Checking if email is valid

Jon Ribbens jon+usenet at unequivocal.eu
Sun Nov 5 07:48:04 EST 2023


On 2023-11-05, D'Arcy Cain <darcy at VybeNetworks.com> wrote:
> On 2023-11-05 00:39, Grant Edwards via Python-list wrote:
>> Definitely. Syntactic e-mail address "validation" is one of the most
>> useless and widely broken things on the Interwebs.  People who do
>> anything other than require an '@' (and optionally make you enter the
>> same @-containing string twice) are deluding themselves.
>
> And don't get me started on phone number validation.  The most annoying 
> thing to me, though, is sites that reject names that have an apostrophe 
> in them.  I hate being told that my name, that I have been using for 
> over seventy years, is invalid.

Sometimes I think that these sorts of stupid, wrong, validation are the
fault of idiot managers. When it's apostrophes though I'm suspicious
that it may be idiot programmers who don't know how to prevent SQL
injection attacks without just saying "ban all apostrophes everywhere".
Or perhaps it's idiot "security consultancies" who make it a tick-box
requirement.

> OK, now that I am started, what else?  Oh yah.  Look at your credit 
> card.  The number has spaces in it.  Why do I have to remove them.  If 
> you don't like them then you are a computer, just remove them.

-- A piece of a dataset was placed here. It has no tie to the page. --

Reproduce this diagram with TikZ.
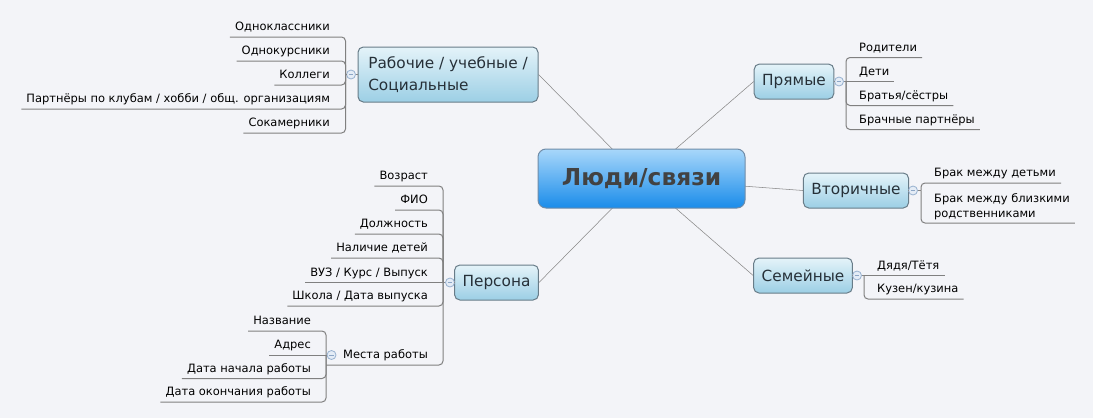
\documentclass[tikz,border=0pt]{standalone}
\usepackage{fontspec}
\setmainfont{DejaVu Sans}
\usetikzlibrary{backgrounds}

\tikzset{every picture/.style={line width=0.75pt}}
\tikzset{
  mainbox/.style={draw={rgb, 255:red, 112; green, 140; blue, 168 }, rounded corners=6pt, top color={rgb, 255:red, 168; green, 215; blue, 250 }, bottom color={rgb, 255:red, 26; green, 140; blue, 234 }, minimum width=155.25pt, minimum height=44.25pt, font=\fontsize{17.5}{21}\selectfont\bfseries, text={rgb, 255:red, 66; green, 66; blue, 66 }},
  topicbox/.style={draw={rgb, 255:red, 104; green, 124; blue, 136 }, rounded corners=4pt, top color={rgb, 255:red, 228; green, 243; blue, 249 }, bottom color={rgb, 255:red, 156; green, 207; blue, 229 }, minimum height=26.25pt, inner xsep=6pt, font=\fontsize{11.5}{16.5}\selectfont, text={rgb, 255:red, 38; green, 48; blue, 56 }},
  leaf/.style={inner xsep=3.5pt, inner ysep=2.25pt, text height=6.75pt, text depth=2.25pt, font=\fontsize{8.6}{11.25}\selectfont},
  link/.style={draw={rgb, 255:red, 136; green, 136; blue, 136 }},
  branch/.style={draw={rgb, 255:red, 128; green, 128; blue, 128 }, rounded corners=3pt},
  fold/.style={circle, draw={rgb, 255:red, 152; green, 178; blue, 208 }, fill={rgb, 255:red, 228; green, 236; blue, 246 }, minimum size=6.75pt, inner sep=0pt, line width=0.6pt, path picture={\draw[color={rgb, 255:red, 140; green, 166; blue, 198 }, line width=0.6pt] ([xshift=-1.8pt]path picture bounding box.center) -- ([xshift=1.8pt]path picture bounding box.center);}}
}

\begin{document}
\begin{tikzpicture}[x=0.75pt,y=0.75pt,yscale=-1,xscale=1]

	% Main topic
	\node[mainbox] (main) at (641.5,178.5) {Люди/связи};

	% Topics
	\node[topicbox, minimum width=135pt, minimum height=41.25pt, align=left] (work) at (448,74.5) {Рабочие / учебные /\\Социальные};
	\node[topicbox, minimum width=57pt] (direct) at (794,81.5) {Прямые};
	\node[topicbox, minimum width=76.5pt] (second) at (856,190.5) {Вторичные};
	\node[topicbox, minimum width=70.5pt] (family) at (803,275.5) {Семейные};
	\node[topicbox, minimum width=60.75pt] (person) at (496.5,282.5) {Персона};

	% Fold markers and trunks
	\node[fold] (work-m) at (351,74.5) {};
	\coordinate (work-t) at (345.5,74.5);
	\node[fold] (direct-m) at (839,81.5) {};
	\coordinate (direct-t) at (846,81.5);
	\node[fold] (second-m) at (913,190.5) {};
	\coordinate (second-t) at (921,190.5);
	\node[fold] (family-m) at (857,275.5) {};
	\coordinate (family-t) at (864,275.5);
	\node[fold] (person-m) at (450,282.5) {};
	\coordinate (person-t) at (443,282.5);

	% Text Node -- work
	\node[leaf, anchor=south east] (w1) at (335,37) {Одноклассники};
	\node[leaf, anchor=south east] (w2) at (335,61) {Однокурсники};
	\node[leaf, anchor=south east] (w3) at (335,85) {Коллеги};
	\node[leaf, anchor=south east] (w4) at (335,109) {Партнёры по клубам / хобби / общ. организациям};
	\node[leaf, anchor=south east] (w5) at (335,133) {Сокамерники};

	% Text Node -- direct
	\node[leaf, anchor=south west] (d1) at (854,57.5) {Родители};
	\node[leaf, anchor=south west] (d2) at (854,81.5) {Дети};
	\node[leaf, anchor=south west] (d3) at (854,105.5) {Братья/сёстры};
	\node[leaf, anchor=south west] (d4) at (854,129.5) {Брачные партнёры};

	% Text Node -- secondary
	\node[leaf, anchor=south west] (s1) at (929,183) {Брак между детьми};
	\node[leaf, anchor=south west, text height=, text depth=, align=left] (s2) at (929,223) {Брак между близкими\\родственниками};

	% Text Node -- family
	\node[leaf, anchor=south west] (f1) at (872,275.5) {Дядя/Тётя};
	\node[leaf, anchor=south west] (f2) at (872,299) {Кузен/кузина};

	% Text Node -- person
	\node[leaf, anchor=south east] (p1) at (433,186) {Возраст};
	\node[leaf, anchor=south east] (p2) at (433,210) {ФИО};
	\node[leaf, anchor=south east] (p3) at (433,234) {Должность};
	\node[leaf, anchor=south east] (p4) at (433,258) {Наличие детей};
	\node[leaf, anchor=south east] (p5) at (433,282.5) {ВУЗ / Курс / Выпуск};
	\node[leaf, anchor=south east] (p6) at (433,306) {Школа / Дата выпуска};
	\node[leaf, anchor=south east] (p7) at (433,365) {Места работы};

	% Text Node -- places of work
	\node[fold] (p7-m) at (331.5,355) {};
	\coordinate (p7-t) at (326,355);
	\node[leaf, anchor=south east] (q1) at (316,331) {Название};
	\node[leaf, anchor=south east] (q2) at (316,355) {Адрес};
	\node[leaf, anchor=south east] (q3) at (316,378.5) {Дата начала работы};
	\node[leaf, anchor=south east] (q4) at (316,402) {Дата окончания работы};

	\begin{scope}[on background layer]
	%Shape: Rectangle
	\fill[fill={rgb, 255:red, 243; green, 244; blue, 248 }] (0,0) rectangle (1093,418);
	%Straight Lines
	\draw[link] (main.center) -- (work.east);
	\draw[link] (main.center) -- (direct.west);
	\draw[link] (main.center) -- (second.west);
	\draw[link] (main.center) -- (family.west);
	\draw[link] (main.center) -- (person.east);
	\end{scope}

	%Straight Lines -- markers
	\draw[link] (work.west) -- (work-m) -- (work-t);
	\draw[link] (direct.east) -- (direct-m) -- (direct-t);
	\draw[link] (second.east) -- (second-m) -- (second-t);
	\draw[link] (family.east) -- (family-m) -- (family-t);
	\draw[link] (person.west) -- (person-m) -- (person-t);
	\draw[link] (p7-m) -- (p7-t);

	%Elbow Lines
	\foreach \n in {w1,w2,w3,w4,w5} \draw[branch] (work-t) |- (\n.south west);
	\foreach \n in {d1,d3,d4} \draw[branch] (direct-t) |- (\n.south east);
	\draw[branch] (direct-t) -- (d2.south east);
	\foreach \n in {s1,s2} \draw[branch] (second-t) |- (\n.south east);
	\draw[branch] (family-t) -- (f1.south east);
	\draw[branch] (family-t) |- (f2.south east);
	\foreach \n in {p1,p2,p3,p4,p6} \draw[branch] (person-t) |- (\n.south west);
	\draw[branch] (person-t) -- (p5.south west);
	\draw[branch] (person-t) |- (p7-t |- p7.south);
	\foreach \n in {q1,q3,q4} \draw[branch] (p7-t) |- (\n.south west);
	\draw[branch] (p7-t) -- (q2.south west);

\end{tikzpicture}
\end{document}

Yes, this is also very stupid and annoying. Does nobody who works for
the companies making these sorts of websites ever use their own, or
indeed anyone else's, website?

Another one that's become popular recently is the sort of annoying
website that insists on "email 2FA", i.e. you try to login and then
they send you an email with a 6-digit code in that you have to enter
to authenticate yourself. So you go to your mail client and double-click
on the number to select it, and stupid thing (A) happens: for no sane
reason, the computer selects the digits *and also an invisible space
after them*. Then you copy the digits into the web form, then invisible
space tags along for the ride, and stupid thing (B) happens: the web
server rejects the code because of the trailing space.

Honestly I don't understand why every web application platform doesn't
automatically strip all leading and trailing whitespace on user input
by default. It's surely incredibly rare that it's sensible to preserve
it. (I see Django eventually got around to this in version 1.9.)